— BEGIN DATA SECTION —
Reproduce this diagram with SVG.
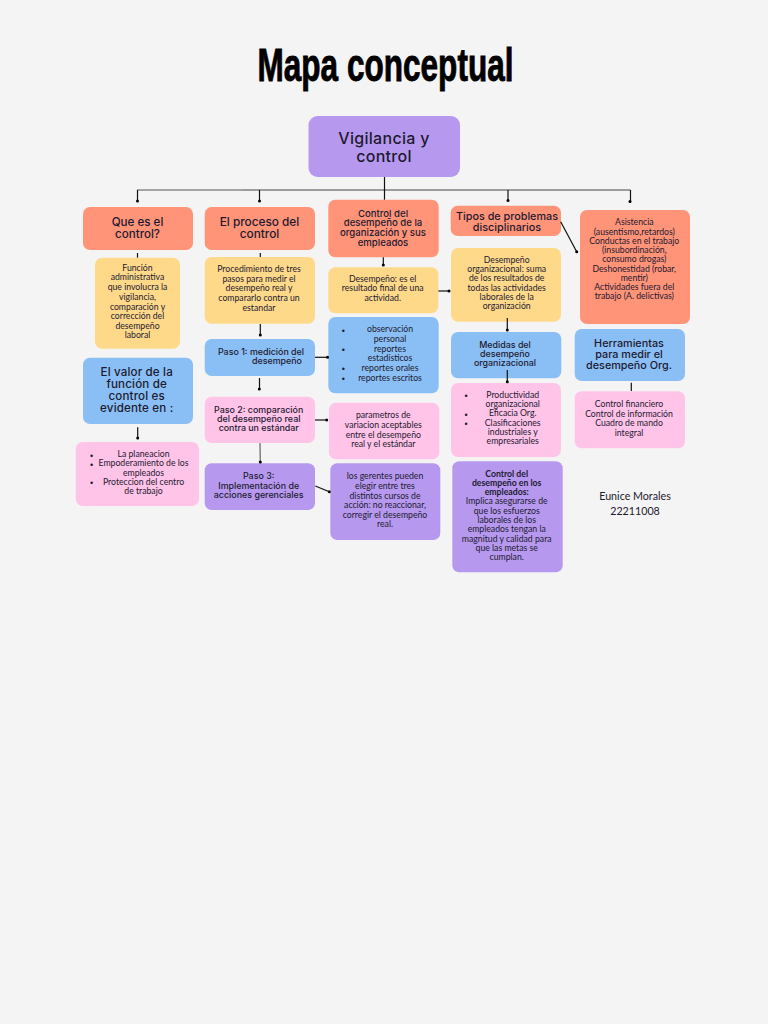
<svg xmlns="http://www.w3.org/2000/svg" width="768" height="1024" viewBox="0 0 768 1024">
<style>
.o{fill:#ff9478}.y{fill:#ffd98a}.u{fill:#8abff5}.p{fill:#ffc4e8}.v{fill:#b699ee}
text{text-anchor:middle;fill:#1d1930}
.h{font-family:"Inter","Liberation Sans",sans-serif;font-weight:500}
.s{font-family:"Inter","Liberation Sans",sans-serif;font-weight:500;font-size:8.9px}
.b{font-family:"Lato","Liberation Sans",sans-serif;font-size:8.7px}
.d{font-family:"Liberation Sans",sans-serif;font-size:9px}
#connectors line{stroke:#111;stroke-width:1.2}
#connectors circle{fill:#000}
</style>
<rect width="768" height="1024" fill="#f4f4f4"/>
<g id="title"><text x="385.500" y="81" font-family="Liberation Sans,sans-serif" font-weight="700" font-size="47" textLength="256" lengthAdjust="spacingAndGlyphs" stroke="#000" stroke-width="0.900" style="fill:#000">Mapa conceptual</text></g>
<g id="n1"><rect class="v" x="308.500" y="116" width="151.500" height="61" rx="9"/><text class="h" font-size="16" letter-spacing="0.300"><tspan x="384" y="143.600">Vigilancia y</tspan><tspan x="384" y="162">control</tspan></text></g>
<g id="n2"><rect class="o" x="83" y="207" width="110" height="43" rx="7"/><text class="h" font-size="11.600"><tspan x="137.500" y="226">Que es el</tspan><tspan x="137.500" y="238.300">control?</tspan></text></g>
<g id="n3"><rect class="o" x="204.700" y="207" width="110.300" height="43" rx="7"/><text class="h" font-size="11.800"><tspan x="259.500" y="226">El proceso del</tspan><tspan x="259.500" y="238.300">control</tspan></text></g>
<g id="n4"><rect class="o" x="328.300" y="199.700" width="110.400" height="57.600" rx="7"/><text class="h" font-size="9.600"><tspan x="383" y="216.700">Control del</tspan><tspan x="383" y="226.400">desempeño  de la</tspan><tspan x="383" y="236">organización y sus</tspan><tspan x="383" y="245.700">empleados</tspan></text></g>
<g id="n5"><rect class="o" x="450.700" y="205.700" width="110.300" height="30.300" rx="7"/><text class="h" font-size="10.800"><tspan x="507" y="220">Tipos de problemas</tspan><tspan x="507" y="231">disciplinarios</tspan></text></g>
<g id="n6"><rect class="o" x="580" y="210" width="110" height="114" rx="7"/><text class="b"><tspan x="634.300" y="225">Asistencia</tspan><tspan x="634.300" y="235">(ausentismo,retardos)</tspan><tspan x="634.300" y="244.300">Conductas en el trabajo</tspan><tspan x="634.300" y="253.300">(insubordinación,</tspan><tspan x="634.300" y="262.300">consumo drogas)</tspan><tspan x="634.300" y="271.700">Deshonestidad (robar,</tspan><tspan x="634.300" y="281">mentir)</tspan><tspan x="634.300" y="290.200">Actividades fuera del</tspan><tspan x="634.300" y="299.300">trabajo (A. delictivas)</tspan></text></g>
<g id="n7"><rect class="y" x="95" y="257.700" width="85" height="91" rx="7"/><text class="b"><tspan x="137.500" y="270.700">Función</tspan><tspan x="137.500" y="280.400">administrativa</tspan><tspan x="137.500" y="290">que involucra la</tspan><tspan x="137.500" y="300">vigilancia,</tspan><tspan x="137.500" y="309.700">comparación y</tspan><tspan x="137.500" y="319">corrección del</tspan><tspan x="137.500" y="328.800">desempeño</tspan><tspan x="137.500" y="338">laboral</tspan></text></g>
<g id="n8"><rect class="y" x="204.700" y="257" width="110.300" height="66.700" rx="7"/><text class="b"><tspan x="259" y="271.700">Procedimiento de tres</tspan><tspan x="259" y="281.700">pasos para medir el</tspan><tspan x="259" y="291.400">desempeño real y</tspan><tspan x="259" y="301">compararlo contra un</tspan><tspan x="259" y="310.700">estandar</tspan></text></g>
<g id="n9"><rect class="y" x="328.300" y="267.300" width="110" height="46" rx="7"/><text class="b"><tspan x="382.700" y="281.700">Desempeño: es el</tspan><tspan x="382.700" y="291">resultado final de una</tspan><tspan x="382.700" y="300.700">actividad.</tspan></text></g>
<g id="n10"><rect class="y" x="451" y="248" width="110" height="73.700" rx="7"/><text class="b"><tspan x="506.700" y="262.700">Desempeño</tspan><tspan x="506.700" y="272">organizacional: suma</tspan><tspan x="506.700" y="281.300">de los resultados de</tspan><tspan x="506.700" y="291">todas las actividades</tspan><tspan x="506.700" y="300.200">laborales de la</tspan><tspan x="506.700" y="309.400">organización</tspan></text></g>
<g id="n11"><rect class="u" x="83" y="357.700" width="110" height="66.300" rx="7"/><text class="h" font-size="11.600" letter-spacing="0.150"><tspan x="136.700" y="375.700">El valor de la</tspan><tspan x="136.700" y="387.800">función de</tspan><tspan x="136.700" y="400">control es</tspan><tspan x="136.700" y="412.100">evidente en :</tspan></text></g>
<g id="n12"><rect class="u" x="204.700" y="339" width="110.300" height="37" rx="7"/><text class="s"><tspan x="261" y="355">Paso 1: medición del</tspan><tspan x="277" y="364.200">desempeño</tspan></text></g>
<g id="n13"><rect class="u" x="328.300" y="317" width="110.400" height="76.300" rx="7"/><text class="b"><tspan x="390" y="331.700">observación</tspan><tspan x="390" y="341.700">personal</tspan><tspan x="390" y="351.700">reportes</tspan><tspan x="390" y="361">estadísticos</tspan><tspan x="390" y="371">reportes orales</tspan><tspan x="390" y="380.700">reportes escritos</tspan></text><text class="d"><tspan x="343.300" y="333.500">•</tspan><tspan x="343.300" y="352.500">•</tspan><tspan x="343.300" y="372">•</tspan><tspan x="343.300" y="382">•</tspan></text></g>
<g id="n14"><rect class="u" x="451" y="332" width="110.300" height="46.300" rx="7"/><text class="s"><tspan x="505" y="347.700">Medidas del</tspan><tspan x="505" y="356.900">desempeño</tspan><tspan x="505" y="366">organizacional</tspan></text></g>
<g id="n15"><rect class="u" x="574.700" y="329" width="110.300" height="52" rx="7"/><text class="h" font-size="10.800"><tspan x="629" y="346.700">Herramientas</tspan><tspan x="629" y="357.700">para medir el</tspan><tspan x="629" y="368.700">desempeño Org.</tspan></text></g>
<g id="n16"><rect class="p" x="75.700" y="442" width="123.300" height="64" rx="7"/><text class="b"><tspan x="143.500" y="457">La planeacion</tspan><tspan x="143.500" y="466.400">Empoderamiento de los</tspan><tspan x="143.500" y="476">empleados</tspan><tspan x="143.500" y="485.200">Proteccion del centro</tspan><tspan x="143.500" y="494.400">de trabajo</tspan></text><text class="d"><tspan x="91.700" y="458.500">•</tspan><tspan x="91.700" y="467.500">•</tspan><tspan x="91.700" y="486">•</tspan></text></g>
<g id="n17"><rect class="p" x="204.700" y="396.700" width="110.300" height="46.300" rx="7"/><text class="s"><tspan x="258.700" y="412.700">Paso 2: comparación</tspan><tspan x="258.700" y="421.800">del desempeño real</tspan><tspan x="258.700" y="431">contra un estándar</tspan></text></g>
<g id="n18"><rect class="p" x="329" y="402.700" width="110.300" height="56.600" rx="7"/><text class="b"><tspan x="383.300" y="418">parametros de</tspan><tspan x="383.300" y="428">variacion aceptables</tspan><tspan x="383.300" y="437.500">entre el desempeño</tspan><tspan x="383.300" y="447">real y el estándar</tspan></text></g>
<g id="n19"><rect class="p" x="451" y="383" width="110" height="74" rx="7"/><text class="b"><tspan x="512.700" y="397.700">Productividad</tspan><tspan x="512.700" y="406.900">organizacional</tspan><tspan x="512.700" y="416.300">Eficacia Org.</tspan><tspan x="512.700" y="426">Clasificaciones</tspan><tspan x="512.700" y="435.200">industriales y</tspan><tspan x="512.700" y="444.400">empresariales</tspan></text><text class="d"><tspan x="466" y="399">•</tspan><tspan x="466" y="417.500">•</tspan><tspan x="466" y="426.500">•</tspan></text></g>
<g id="n20"><rect class="p" x="574.700" y="391.300" width="110.300" height="57" rx="7"/><text class="b"><tspan x="629" y="406.700">Control financiero</tspan><tspan x="629" y="416.500">Control de información</tspan><tspan x="629" y="426">Cuadro de mando</tspan><tspan x="629" y="435.700">integral</tspan></text></g>
<g id="n21"><rect class="v" x="204.700" y="463.300" width="110.300" height="46.700" rx="7"/><text class="s"><tspan x="258.700" y="478.700">Paso 3:</tspan><tspan x="258.700" y="488.500">Implementación de</tspan><tspan x="258.700" y="497.900">acciones gerenciales</tspan></text></g>
<g id="n22"><rect class="v" x="330.300" y="463.300" width="110" height="76.700" rx="7"/><text class="b"><tspan x="385" y="479.300">los gerentes pueden</tspan><tspan x="385" y="489">elegir entre tres</tspan><tspan x="385" y="498.500">distintos cursos de</tspan><tspan x="385" y="508.300">acción: no reaccionar,</tspan><tspan x="385" y="518">corregir el desempeño</tspan><tspan x="385" y="527.200">real.</tspan></text></g>
<g id="n23"><rect class="v" x="452.300" y="461.300" width="110.400" height="111" rx="7"/><text class="b"><tspan x="506.700" y="476.700" font-weight="700">Control del</tspan><tspan x="506.700" y="486" font-weight="700">desempeño en los</tspan><tspan x="506.700" y="495" font-weight="700">empleados:</tspan><tspan x="506.700" y="504.400">Implica asegurarse de</tspan><tspan x="506.700" y="514">que los esfuerzos</tspan><tspan x="506.700" y="523.200">laborales de los</tspan><tspan x="506.700" y="532.400">empleados tengan la</tspan><tspan x="506.700" y="541.600">magnitud y calidad para</tspan><tspan x="506.700" y="551">que las metas se</tspan><tspan x="506.700" y="560.200">cumplan.</tspan></text></g>
<g id="author"><text font-family="Lato,Liberation Sans,sans-serif" font-size="10.700"><tspan x="635" y="500">Eunice Morales</tspan><tspan x="635" y="515">22211008</tspan></text></g>
<g id="connectors">
<line x1="137" y1="190" x2="243" y2="190" style="stroke:#8a8a8a;stroke-width:1.5"/>
<line x1="243" y1="190" x2="630.500" y2="190" style="stroke:#444"/>
<line x1="137.500" y1="190" x2="137.500" y2="201"/><circle cx="137.500" cy="201" r="1.500"/>
<line x1="259.500" y1="190" x2="259.500" y2="201"/><circle cx="259.500" cy="201" r="1.500"/>
<line x1="384.500" y1="177" x2="384.500" y2="199.700"/>
<line x1="508" y1="190" x2="508" y2="200"/><circle cx="508" cy="200.500" r="1.500"/>
<line x1="630.500" y1="190" x2="630.500" y2="201.500"/><circle cx="630" cy="201.500" r="1.500"/>
<line x1="137.500" y1="253" x2="137.500" y2="257.700"/>
<line x1="260.300" y1="253" x2="260.300" y2="257"/>
<line x1="260.300" y1="324" x2="260.300" y2="335"/><circle cx="260.300" cy="335" r="1.500"/>
<line x1="315" y1="357.300" x2="327" y2="357.300"/><circle cx="327.500" cy="357.300" r="1.500"/>
<line x1="259.500" y1="378" x2="259.500" y2="389"/><circle cx="259.300" cy="389" r="1.500"/>
<line x1="137.700" y1="427.300" x2="137.700" y2="438"/><circle cx="137.700" cy="438" r="1.500"/>
<line x1="260" y1="443" x2="260.300" y2="462" style="stroke:#777;stroke-width:1.400"/><circle cx="260.300" cy="462" r="1.500"/>
<line x1="315" y1="420" x2="326.700" y2="420"/><circle cx="326.700" cy="420" r="1.500"/>
<line x1="315.300" y1="486" x2="329.300" y2="491.700"/><circle cx="329.300" cy="491.700" r="1.500"/>
<line x1="383.300" y1="257.300" x2="383.300" y2="265"/><circle cx="383.300" cy="265" r="1.500"/>
<line x1="438.300" y1="291" x2="449" y2="291"/><circle cx="449" cy="291" r="1.500"/>
<line x1="507.300" y1="318" x2="507.300" y2="330"/><circle cx="507.300" cy="330" r="1.500"/>
<line x1="507.300" y1="370" x2="507.300" y2="381.700"/><circle cx="507.300" cy="381.700" r="1.500"/>
<line x1="560.700" y1="221.700" x2="576.700" y2="251.700"/><circle cx="576.700" cy="251.700" r="1.500"/>
<line x1="631.300" y1="382.700" x2="631.300" y2="391"/>
</g>
</svg>
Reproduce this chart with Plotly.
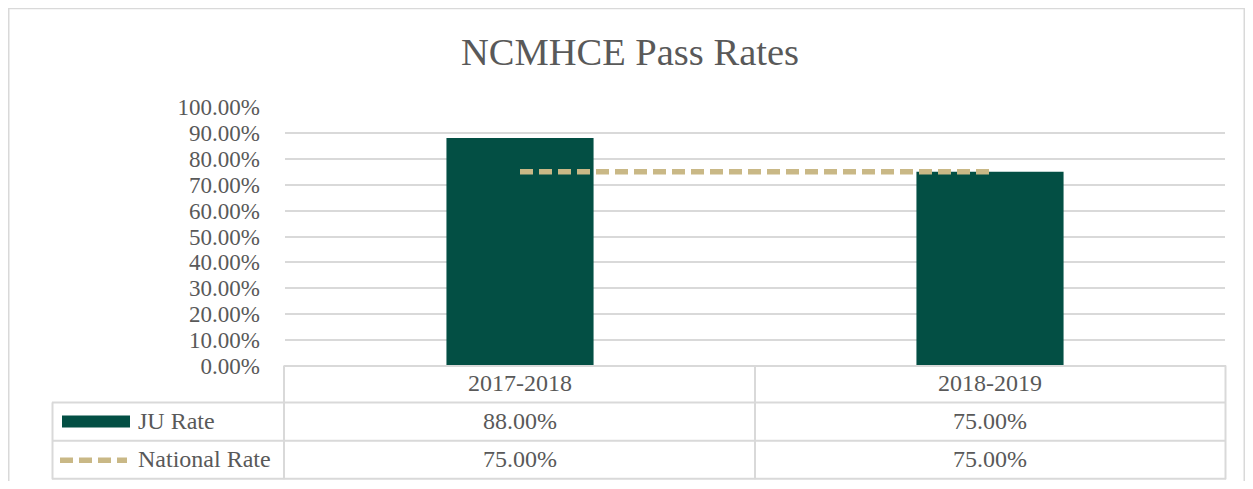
import plotly.graph_objects as go

categories = ["2017-2018", "2018-2019"]
ju_rate = [0.88, 0.75]
national_rate = [0.75, 0.75]
series_names = ["JU Rate", "National Rate"]
y_ticks = [i / 10 for i in range(11)]
y_tick_labels = [f"{v*100:.2f}%" for v in y_ticks]

BAR = "#034F44"
GOLD = "#C9B886"
GRID = "#D9D9D9"
TXT = "#595959"
FONT = "Liberation Serif"

OFF = 8  # page body margin
W, H = 1253 - 2 * OFF, 489 - 2 * OFF
# plot area in screen pixels
L, R, T, B = 285, 1225, 107, 366.5
PW, PH = R - L, B - T


def px(x):
    return (x - L) / PW


def py(y):
    return (B - y) / PH


fig = go.Figure()
fig.add_trace(go.Bar(x=categories, y=ju_rate, name=series_names[0],
                     marker=dict(color=BAR, line=dict(width=0))))
fig.add_trace(go.Scatter(x=categories, y=national_rate, name=series_names[1],
                         mode="lines",
                         line=dict(color=GOLD, width=5.5, dash="13px,6px")))

shapes = []


def hline(y, x0, x1, w=2):
    shapes.append(dict(type="line", xref="paper", yref="paper",
                       x0=px(x0), x1=px(x1), y0=py(y), y1=py(y),
                       line=dict(color=GRID, width=w)))


def vline(x, y0, y1, w=2):
    shapes.append(dict(type="line", xref="paper", yref="paper",
                       x0=px(x), x1=px(x), y0=py(y0), y1=py(y1),
                       line=dict(color=GRID, width=w)))


# outer chart border (bottom lies beyond the view)
hline(8, 8, 1245)
vline(8.5, 7, 495)
vline(1244.5, 7, 495)

# table lines
hline(366.5, 284, 1226)
hline(403, 52, 1226)
hline(441.5, 52, 1226)
hline(479.5, 52, 1226)
vline(284, 366, 480)
vline(755, 366, 480)
vline(1225.5, 366, 480)
vline(52.5, 403, 480)

# legend keys inside the table
shapes.append(dict(type="rect", xref="paper", yref="paper",
                   x0=px(62), x1=px(130), y0=py(428), y1=py(416),
                   fillcolor=BAR, line=dict(width=0)))
shapes.append(dict(type="line", xref="paper", yref="paper",
                   x0=px(60), x1=px(127), y0=py(461), y1=py(461),
                   line=dict(color=GOLD, width=5.5, dash="13px,6px")))

annotations = []
col_centers = [520, 990]
row_y = [384, 422, 460]
TF = dict(family=FONT, size=24, color=TXT)
for c, cx in zip(categories, col_centers):
    annotations.append(dict(x=px(cx), y=py(row_y[0]), xref="paper", yref="paper",
                            text=c, showarrow=False, xanchor="center",
                            yanchor="middle", font=TF))
for ri, (name, vals) in enumerate(zip(series_names, [ju_rate, national_rate])):
    annotations.append(dict(x=px(136), y=py(row_y[ri + 1]), xref="paper", yref="paper",
                            text=name, showarrow=False, xanchor="left",
                            yanchor="middle", font=TF))
    for v, cx in zip(vals, col_centers):
        annotations.append(dict(x=px(cx), y=py(row_y[ri + 1]), xref="paper", yref="paper",
                                text=f"{v*100:.2f}%", showarrow=False,
                                xanchor="center", yanchor="middle", font=TF))

fig.update_layout(
    width=W, height=H,
    margin=dict(l=L - OFF, r=W - (R - OFF), t=T - OFF, b=H - (B - OFF), pad=0),
    paper_bgcolor="white", plot_bgcolor="white",
    showlegend=False,
    bargap=0.687,
    title=dict(text="NCMHCE Pass Rates", x=(630 - OFF) / W, xanchor="center",
               y=1 - (52 - OFF) / H, yanchor="middle",
               font=dict(family=FONT, size=38.5, color=TXT)),
    xaxis=dict(showticklabels=False, showgrid=False, zeroline=False,
               showline=False, ticks=""),
    yaxis=dict(range=[0, 1], tickvals=y_ticks, ticktext=y_tick_labels,
               showgrid=True, gridcolor=GRID, gridwidth=1.5,
               zeroline=False, showline=False, ticks="",
               ticklabelstandoff=24,
               tickfont=dict(family=FONT, size=23, color=TXT)),
    shapes=shapes, annotations=annotations,
    font=dict(family=FONT, color=TXT),
)

fig.write_html("out.html")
— END DATA SECTION —
- WHAT YOU NEED TO DO
Both the line with "Reproduce this chart with Plotly." and the line with "return (B - y) / PH" are included: reproduce them and every line between, exactly, with pictures omitted.

- ANSWER TO THIS TASK
Reproduce this chart with Plotly.
import plotly.graph_objects as go

categories = ["2017-2018", "2018-2019"]
ju_rate = [0.88, 0.75]
national_rate = [0.75, 0.75]
series_names = ["JU Rate", "National Rate"]
y_ticks = [i / 10 for i in range(11)]
y_tick_labels = [f"{v*100:.2f}%" for v in y_ticks]

BAR = "#034F44"
GOLD = "#C9B886"
GRID = "#D9D9D9"
TXT = "#595959"
FONT = "Liberation Serif"

OFF = 8  # page body margin
W, H = 1253 - 2 * OFF, 489 - 2 * OFF
# plot area in screen pixels
L, R, T, B = 285, 1225, 107, 366.5
PW, PH = R - L, B - T


def px(x):
    return (x - L) / PW


def py(y):
    return (B - y) / PH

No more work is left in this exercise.